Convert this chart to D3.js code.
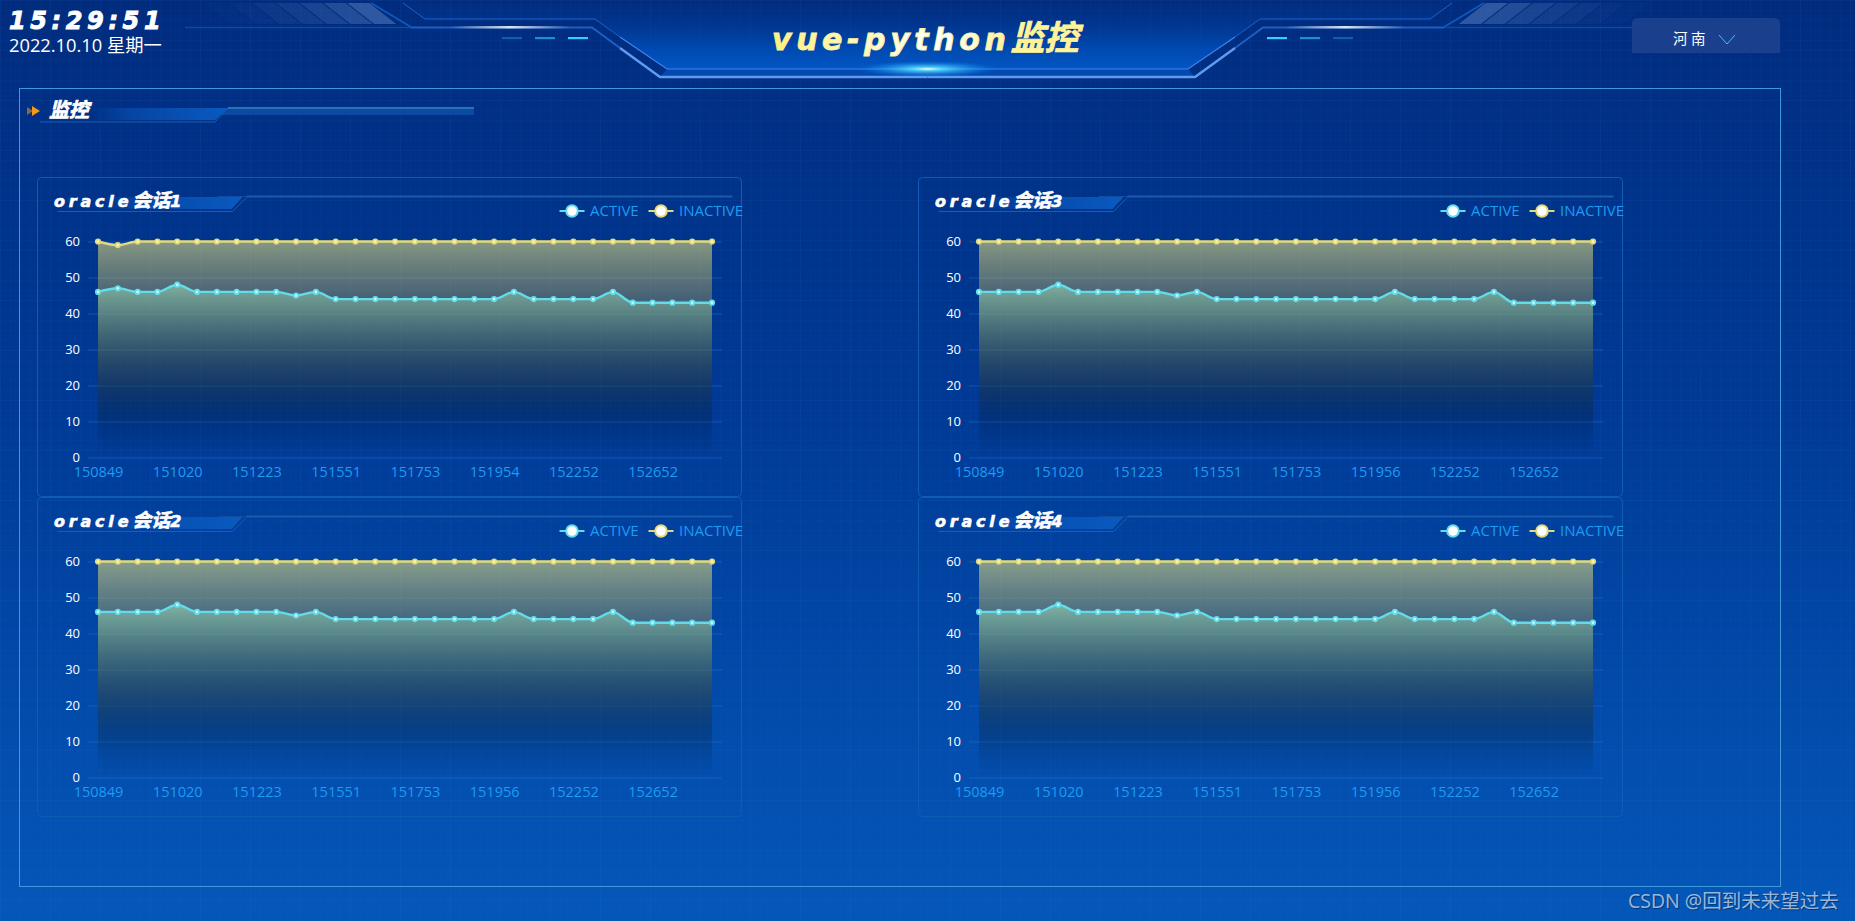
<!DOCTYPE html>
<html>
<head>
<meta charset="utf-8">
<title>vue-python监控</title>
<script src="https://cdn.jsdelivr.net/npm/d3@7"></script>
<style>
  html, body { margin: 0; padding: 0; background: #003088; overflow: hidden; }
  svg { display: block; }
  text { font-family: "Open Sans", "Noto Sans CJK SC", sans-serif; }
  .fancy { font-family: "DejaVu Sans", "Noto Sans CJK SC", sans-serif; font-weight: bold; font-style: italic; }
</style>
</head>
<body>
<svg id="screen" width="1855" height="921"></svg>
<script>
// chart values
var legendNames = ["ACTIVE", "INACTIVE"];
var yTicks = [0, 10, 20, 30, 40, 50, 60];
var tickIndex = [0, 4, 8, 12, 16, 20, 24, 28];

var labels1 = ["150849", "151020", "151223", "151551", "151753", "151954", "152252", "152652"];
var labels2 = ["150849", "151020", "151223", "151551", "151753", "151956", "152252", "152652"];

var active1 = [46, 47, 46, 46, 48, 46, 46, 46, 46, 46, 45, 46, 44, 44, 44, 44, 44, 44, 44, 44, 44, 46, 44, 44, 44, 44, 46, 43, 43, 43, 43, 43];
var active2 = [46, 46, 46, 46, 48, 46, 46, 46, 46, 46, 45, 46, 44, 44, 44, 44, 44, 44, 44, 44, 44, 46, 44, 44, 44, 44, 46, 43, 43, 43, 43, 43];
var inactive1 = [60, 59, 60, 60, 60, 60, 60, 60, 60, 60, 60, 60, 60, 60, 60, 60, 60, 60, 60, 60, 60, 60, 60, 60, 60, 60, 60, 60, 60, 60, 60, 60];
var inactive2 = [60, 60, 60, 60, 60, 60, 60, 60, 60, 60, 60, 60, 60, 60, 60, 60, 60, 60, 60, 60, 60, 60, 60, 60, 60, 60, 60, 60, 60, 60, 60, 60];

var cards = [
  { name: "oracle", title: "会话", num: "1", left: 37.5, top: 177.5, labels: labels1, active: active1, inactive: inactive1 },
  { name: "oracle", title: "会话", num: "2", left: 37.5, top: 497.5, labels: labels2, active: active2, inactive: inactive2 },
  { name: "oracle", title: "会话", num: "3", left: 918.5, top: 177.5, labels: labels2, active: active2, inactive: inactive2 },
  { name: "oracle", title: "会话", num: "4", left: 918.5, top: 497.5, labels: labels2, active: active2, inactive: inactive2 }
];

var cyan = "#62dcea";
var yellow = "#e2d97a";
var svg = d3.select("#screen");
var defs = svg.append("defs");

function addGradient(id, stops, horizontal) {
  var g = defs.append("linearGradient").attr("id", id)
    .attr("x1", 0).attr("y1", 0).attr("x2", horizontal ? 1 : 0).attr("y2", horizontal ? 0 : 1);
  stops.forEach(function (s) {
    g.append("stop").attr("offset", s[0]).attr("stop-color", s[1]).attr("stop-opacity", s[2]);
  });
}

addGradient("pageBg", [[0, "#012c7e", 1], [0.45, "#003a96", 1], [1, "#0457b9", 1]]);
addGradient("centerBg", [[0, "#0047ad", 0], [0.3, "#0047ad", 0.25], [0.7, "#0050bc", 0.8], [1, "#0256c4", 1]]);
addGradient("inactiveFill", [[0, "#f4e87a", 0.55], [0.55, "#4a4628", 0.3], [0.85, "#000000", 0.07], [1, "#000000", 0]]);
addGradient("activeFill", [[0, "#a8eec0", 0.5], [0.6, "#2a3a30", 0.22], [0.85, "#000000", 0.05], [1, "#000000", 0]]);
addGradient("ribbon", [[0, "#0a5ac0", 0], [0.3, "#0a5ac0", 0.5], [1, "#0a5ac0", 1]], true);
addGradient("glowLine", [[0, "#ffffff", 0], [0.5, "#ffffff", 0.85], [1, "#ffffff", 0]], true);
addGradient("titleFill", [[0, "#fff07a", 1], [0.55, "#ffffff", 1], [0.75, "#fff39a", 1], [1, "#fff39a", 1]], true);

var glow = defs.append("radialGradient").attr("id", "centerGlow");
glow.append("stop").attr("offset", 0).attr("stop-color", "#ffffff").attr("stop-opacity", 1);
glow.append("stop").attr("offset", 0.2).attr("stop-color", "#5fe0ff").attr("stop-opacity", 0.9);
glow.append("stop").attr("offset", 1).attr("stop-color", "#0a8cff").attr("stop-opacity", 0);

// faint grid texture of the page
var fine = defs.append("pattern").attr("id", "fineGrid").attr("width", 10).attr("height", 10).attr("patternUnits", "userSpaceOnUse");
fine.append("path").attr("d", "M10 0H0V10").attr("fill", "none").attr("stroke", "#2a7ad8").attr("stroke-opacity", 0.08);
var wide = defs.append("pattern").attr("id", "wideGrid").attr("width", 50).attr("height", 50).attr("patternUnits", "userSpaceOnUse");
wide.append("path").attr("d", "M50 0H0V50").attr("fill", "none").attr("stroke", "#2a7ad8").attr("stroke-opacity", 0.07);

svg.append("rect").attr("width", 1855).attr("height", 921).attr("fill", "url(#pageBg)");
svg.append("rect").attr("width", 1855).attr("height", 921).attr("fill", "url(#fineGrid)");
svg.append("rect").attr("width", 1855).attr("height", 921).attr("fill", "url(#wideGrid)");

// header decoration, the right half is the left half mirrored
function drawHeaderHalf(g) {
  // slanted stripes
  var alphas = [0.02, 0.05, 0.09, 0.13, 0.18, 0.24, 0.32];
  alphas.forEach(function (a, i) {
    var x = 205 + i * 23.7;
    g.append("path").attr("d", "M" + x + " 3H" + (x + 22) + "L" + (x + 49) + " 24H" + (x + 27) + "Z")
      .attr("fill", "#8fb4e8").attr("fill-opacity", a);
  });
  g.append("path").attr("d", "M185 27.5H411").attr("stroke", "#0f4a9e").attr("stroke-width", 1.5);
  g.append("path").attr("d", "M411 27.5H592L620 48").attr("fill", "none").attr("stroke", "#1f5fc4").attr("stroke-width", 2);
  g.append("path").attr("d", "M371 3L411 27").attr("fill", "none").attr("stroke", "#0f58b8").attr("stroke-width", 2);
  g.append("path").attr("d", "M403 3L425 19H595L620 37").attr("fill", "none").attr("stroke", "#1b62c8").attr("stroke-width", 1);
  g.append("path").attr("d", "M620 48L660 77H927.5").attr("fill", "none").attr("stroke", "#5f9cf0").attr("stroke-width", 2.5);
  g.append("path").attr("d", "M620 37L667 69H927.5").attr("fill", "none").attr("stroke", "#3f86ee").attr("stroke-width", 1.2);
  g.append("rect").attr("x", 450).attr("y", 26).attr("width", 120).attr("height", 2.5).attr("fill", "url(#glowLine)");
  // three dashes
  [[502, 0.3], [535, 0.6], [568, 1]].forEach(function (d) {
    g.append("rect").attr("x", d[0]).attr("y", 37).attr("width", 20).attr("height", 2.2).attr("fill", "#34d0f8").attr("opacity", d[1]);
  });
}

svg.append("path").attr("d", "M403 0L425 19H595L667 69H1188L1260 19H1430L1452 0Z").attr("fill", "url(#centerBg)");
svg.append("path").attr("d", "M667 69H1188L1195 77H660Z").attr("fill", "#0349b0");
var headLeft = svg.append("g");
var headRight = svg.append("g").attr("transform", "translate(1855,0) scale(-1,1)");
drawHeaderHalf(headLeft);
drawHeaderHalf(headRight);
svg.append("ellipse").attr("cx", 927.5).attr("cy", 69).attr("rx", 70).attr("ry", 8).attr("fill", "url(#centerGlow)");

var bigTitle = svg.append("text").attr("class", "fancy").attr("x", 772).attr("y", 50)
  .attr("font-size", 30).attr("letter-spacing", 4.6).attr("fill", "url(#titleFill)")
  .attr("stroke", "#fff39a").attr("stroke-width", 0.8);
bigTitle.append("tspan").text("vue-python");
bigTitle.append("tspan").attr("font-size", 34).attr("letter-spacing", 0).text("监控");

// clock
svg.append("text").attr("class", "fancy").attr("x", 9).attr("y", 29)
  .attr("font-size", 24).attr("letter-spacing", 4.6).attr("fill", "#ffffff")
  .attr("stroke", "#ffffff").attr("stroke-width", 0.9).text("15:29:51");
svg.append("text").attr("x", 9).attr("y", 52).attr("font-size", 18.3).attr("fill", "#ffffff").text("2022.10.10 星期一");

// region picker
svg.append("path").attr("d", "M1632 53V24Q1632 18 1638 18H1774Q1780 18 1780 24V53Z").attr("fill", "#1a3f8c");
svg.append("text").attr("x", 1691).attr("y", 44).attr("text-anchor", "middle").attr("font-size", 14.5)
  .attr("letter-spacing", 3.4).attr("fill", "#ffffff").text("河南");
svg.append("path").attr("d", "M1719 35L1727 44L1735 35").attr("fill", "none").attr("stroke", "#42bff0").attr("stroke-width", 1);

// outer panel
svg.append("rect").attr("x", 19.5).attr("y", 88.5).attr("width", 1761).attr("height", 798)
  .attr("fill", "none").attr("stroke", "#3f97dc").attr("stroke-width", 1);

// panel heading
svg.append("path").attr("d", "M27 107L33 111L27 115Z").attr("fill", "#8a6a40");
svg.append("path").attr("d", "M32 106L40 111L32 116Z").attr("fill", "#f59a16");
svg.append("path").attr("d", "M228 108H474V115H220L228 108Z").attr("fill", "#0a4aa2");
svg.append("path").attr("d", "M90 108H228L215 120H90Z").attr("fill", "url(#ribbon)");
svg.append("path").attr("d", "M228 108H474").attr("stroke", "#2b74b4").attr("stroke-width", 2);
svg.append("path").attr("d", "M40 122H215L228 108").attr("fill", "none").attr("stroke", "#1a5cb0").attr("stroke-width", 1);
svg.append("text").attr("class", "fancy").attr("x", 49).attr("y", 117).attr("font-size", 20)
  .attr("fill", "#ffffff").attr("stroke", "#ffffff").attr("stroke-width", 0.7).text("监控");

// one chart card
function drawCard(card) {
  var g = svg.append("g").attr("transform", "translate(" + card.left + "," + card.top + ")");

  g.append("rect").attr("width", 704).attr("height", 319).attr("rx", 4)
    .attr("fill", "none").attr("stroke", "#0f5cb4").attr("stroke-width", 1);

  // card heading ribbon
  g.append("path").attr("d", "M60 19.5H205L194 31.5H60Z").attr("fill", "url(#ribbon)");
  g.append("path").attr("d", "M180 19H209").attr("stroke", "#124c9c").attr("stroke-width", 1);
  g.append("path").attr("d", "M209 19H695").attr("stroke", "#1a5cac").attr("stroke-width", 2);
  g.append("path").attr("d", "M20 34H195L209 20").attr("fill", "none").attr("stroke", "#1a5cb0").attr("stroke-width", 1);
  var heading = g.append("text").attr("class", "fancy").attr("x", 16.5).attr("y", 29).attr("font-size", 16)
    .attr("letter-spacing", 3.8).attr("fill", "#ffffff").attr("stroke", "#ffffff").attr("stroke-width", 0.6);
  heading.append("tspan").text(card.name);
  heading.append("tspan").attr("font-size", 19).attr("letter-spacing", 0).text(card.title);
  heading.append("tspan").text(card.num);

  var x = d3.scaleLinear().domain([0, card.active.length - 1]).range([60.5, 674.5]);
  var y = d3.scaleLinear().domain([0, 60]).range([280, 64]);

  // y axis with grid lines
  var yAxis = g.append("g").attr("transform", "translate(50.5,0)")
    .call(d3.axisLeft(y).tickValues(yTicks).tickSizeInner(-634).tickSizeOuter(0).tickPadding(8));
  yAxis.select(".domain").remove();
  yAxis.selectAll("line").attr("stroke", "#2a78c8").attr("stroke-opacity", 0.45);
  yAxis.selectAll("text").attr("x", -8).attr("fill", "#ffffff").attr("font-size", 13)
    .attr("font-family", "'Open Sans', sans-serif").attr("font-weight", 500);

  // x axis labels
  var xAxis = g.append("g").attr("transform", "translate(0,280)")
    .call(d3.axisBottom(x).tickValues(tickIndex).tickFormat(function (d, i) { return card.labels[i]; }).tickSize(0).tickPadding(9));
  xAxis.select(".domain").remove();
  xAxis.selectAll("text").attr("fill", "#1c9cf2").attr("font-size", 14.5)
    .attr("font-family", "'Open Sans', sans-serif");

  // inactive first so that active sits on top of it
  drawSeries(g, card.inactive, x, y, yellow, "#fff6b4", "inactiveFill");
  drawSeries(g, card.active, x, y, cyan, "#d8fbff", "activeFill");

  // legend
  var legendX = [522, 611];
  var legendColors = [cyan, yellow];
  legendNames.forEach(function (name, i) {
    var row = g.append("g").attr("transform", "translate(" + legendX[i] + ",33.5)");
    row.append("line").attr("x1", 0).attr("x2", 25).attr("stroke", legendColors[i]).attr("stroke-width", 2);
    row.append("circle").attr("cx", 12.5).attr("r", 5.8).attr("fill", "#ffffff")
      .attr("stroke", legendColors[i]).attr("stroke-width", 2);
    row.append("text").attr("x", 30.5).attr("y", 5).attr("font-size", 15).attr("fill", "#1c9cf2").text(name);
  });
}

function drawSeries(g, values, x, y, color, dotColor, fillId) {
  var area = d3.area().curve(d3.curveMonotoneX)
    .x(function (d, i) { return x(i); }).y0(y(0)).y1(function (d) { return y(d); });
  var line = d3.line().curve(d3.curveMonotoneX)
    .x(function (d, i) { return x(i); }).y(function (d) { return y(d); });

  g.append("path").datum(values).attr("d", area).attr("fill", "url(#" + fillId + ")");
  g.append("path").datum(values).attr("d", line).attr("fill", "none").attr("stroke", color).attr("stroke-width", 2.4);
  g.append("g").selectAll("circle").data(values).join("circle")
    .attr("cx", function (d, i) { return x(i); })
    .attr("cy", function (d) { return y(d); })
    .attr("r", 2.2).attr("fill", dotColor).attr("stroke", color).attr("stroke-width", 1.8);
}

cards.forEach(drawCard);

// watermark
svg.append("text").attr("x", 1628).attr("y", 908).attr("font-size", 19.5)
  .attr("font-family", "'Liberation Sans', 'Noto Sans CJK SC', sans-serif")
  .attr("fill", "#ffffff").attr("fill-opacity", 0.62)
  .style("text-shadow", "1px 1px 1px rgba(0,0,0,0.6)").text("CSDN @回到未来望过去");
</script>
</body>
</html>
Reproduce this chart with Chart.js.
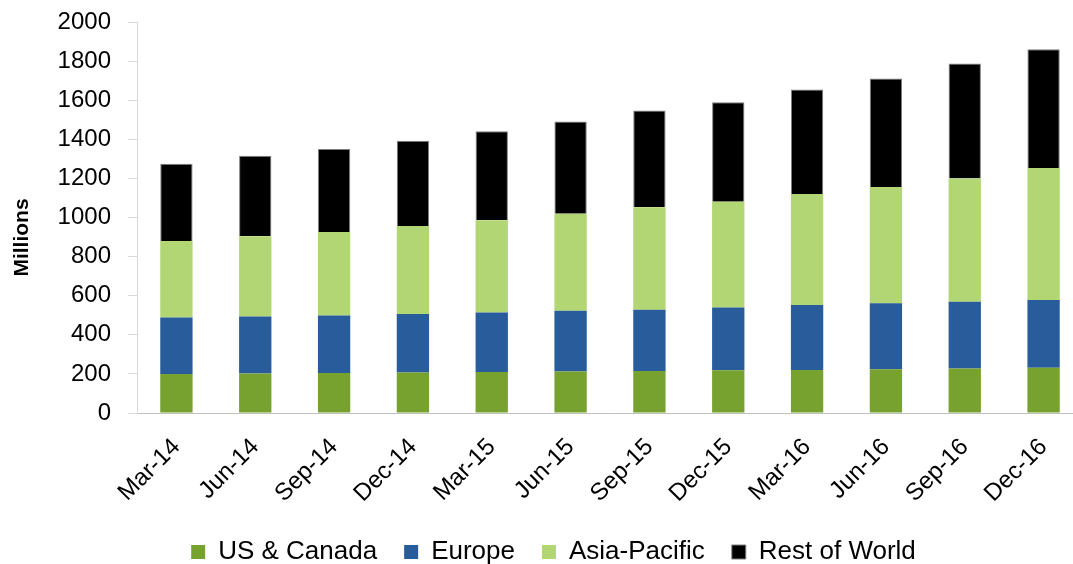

○ ○ ○ ○ ○

Write out again exactly the lines from the start of the data above through the line containing "var tickIndex = [0, 4, 8, 12, 16, 20, 24, 28];", inclusive, excluding any pictures.

» **EXERCISE ANSWER**
Convert this chart to D3.js code.
<!DOCTYPE html>
<html>
<head>
<meta charset="utf-8">
<title>vue-python监控</title>
<script src="https://cdn.jsdelivr.net/npm/d3@7"></script>
<style>
  html, body { margin: 0; padding: 0; background: #003088; overflow: hidden; }
  svg { display: block; }
  text { font-family: "Open Sans", "Noto Sans CJK SC", sans-serif; }
  .fancy { font-family: "DejaVu Sans", "Noto Sans CJK SC", sans-serif; font-weight: bold; font-style: italic; }
</style>
</head>
<body>
<svg id="screen" width="1855" height="921"></svg>
<script>
// chart values
var legendNames = ["ACTIVE", "INACTIVE"];
var yTicks = [0, 10, 20, 30, 40, 50, 60];
var tickIndex = [0, 4, 8, 12, 16, 20, 24, 28];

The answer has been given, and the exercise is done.